Continuity is important and lacking in this process. And whether by accident or design, this void could significantly alter the entire recall effort. Here’s how. Okray was told he needed 1,050 signatures per council member. This number was derived per city charter language which says a valid petition contains signatures of 51% of the total qualified electors in the last election of four council members.
With that, city officials used the 2,057 votes cast in the May 2009 city election as the basis for Okray’s 1,050 signature threshold. With this basis, the city created a reasonable expectation that use of citywide numbers positioned this as a citywide recall effort and further reasons that citizens would be eligible to vote for recall of any or all council members without consideration given to the district in which they reside.
If this is not the case – which based on the current ballot, it’s not – Okray characterizes the 1,050 threshold as “ambitious and astronomically inflated by the city, but achieved nonetheless.” Instead, Okray contends, signature thresholds proportional to the total votes cast per council member should have been used.
Again, it’s about consistency. If you use total votes cast as a basis for petition signatures to recall all council members, then all voters should be allowed to vote for all council members. If you use each members’ individual vote total, then voters should be allowed to vote for the at-large members and their respective district member.
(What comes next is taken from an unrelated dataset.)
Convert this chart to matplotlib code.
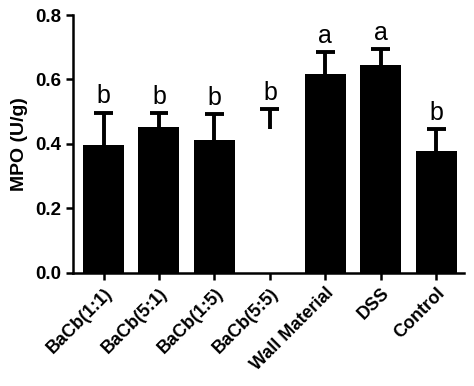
import numpy as np
import matplotlib.pyplot as plt

plt.rcParams['font.family'] = ['Liberation Sans', 'DejaVu Sans']

# data
groups = ['BaCb(1:1)', 'BaCb(5:1)', 'BaCb(1:5)', 'BaCb(5:5)',
          'Wall Material', 'DSS', 'Control']
mpo = [0.396, 0.453, 0.413, 0.445, 0.616, 0.645, 0.377]
err = [0.101, 0.042, 0.080, 0.064, 0.069, 0.049, 0.068]
letters = ['b', 'b', 'b', 'b', 'a', 'a', 'b']
hidden = [False, False, False, True, False, False, False]

fig = plt.figure(figsize=(4.74, 3.86), dpi=100)
ax = fig.add_axes([0.154, 0.2935, 0.825, 0.6675])

x = np.arange(len(groups))
mpo = np.array(mpo)
err = np.array(err)
colors = ['none' if h else 'black' for h in hidden]
ax.bar(x, mpo, width=0.74, color=colors, edgecolor='none', zorder=2)
# upper-only error bars
ax.vlines(x, mpo, mpo + err, color='black', linewidth=2.8, zorder=1)
ax.hlines(mpo + err, x - 0.17, x + 0.17, color='black', linewidth=2.8, zorder=1)

for xi, top, lab in zip(x, mpo + err, letters):
    ax.annotate(lab, (xi, top), xytext=(0, 3), textcoords='offset points',
                ha='center', va='bottom', fontsize=18)

ax.set_xlim(-0.55, 6.5)
ax.set_ylim(0, 0.8)
ax.set_yticks([0.0, 0.2, 0.4, 0.6, 0.8])
ax.set_yticklabels(['0.0', '0.2', '0.4', '0.6', '0.8'], fontsize=13.5, fontweight='bold')
ax.set_xticks(x)
ax.set_xticklabels(groups, rotation=45, ha='right', rotation_mode='anchor',
                   fontsize=13, fontweight='bold')
ax.set_ylabel('MPO (U/g)', fontsize=14, fontweight='bold', labelpad=5)

for s in ['top', 'right']:
    ax.spines[s].set_visible(False)
for s in ['left', 'bottom']:
    ax.spines[s].set_linewidth(1.8)
ax.tick_params(width=1.8, length=5, direction='out')

fig.savefig('out.png', dpi=100)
What difference does this really make? These council members were elected in some cases with voting totals in the hundreds, not thousands. If the total votes cast for a district council member was 413, 51% equates to 211 valid signatures needed to recall that council member – quite a difference from 1,050.
The election ballot now precluding voters from weighing in on recalling all the council positions renders some voters’ petition signatures meaningless. It also positions district council members in potentially “safer” electoral environments than their at-large counterparts.
“This entire situation is a result of inconsistencies in the city charter,” Okray said. “A lack of continuity within the 2005 process which established the four council districts and three at-large positions is now working to the advantage of council members Wells and Rivera. This is not the first time the city has changed the rules along the way.”
A likely outcome of this election configuration is that the limited voting base will allow the two district members to avoid recall while all three at-large members will be ousted from office. This would leave four members intact, allow the council to maintain its quorum and “business as usual” would resume.
Killeen voters responded to the recall petitions out of frustration with city council members seemingly more attuned to their own agendas than to taxpayer interests. In a city with a history of resisting accountability to taxpayers, might this ballot issue be another cause for concern? It’s a fair question and one that will be answered soon enough as early voting continues ahead of the Nov. 8 election.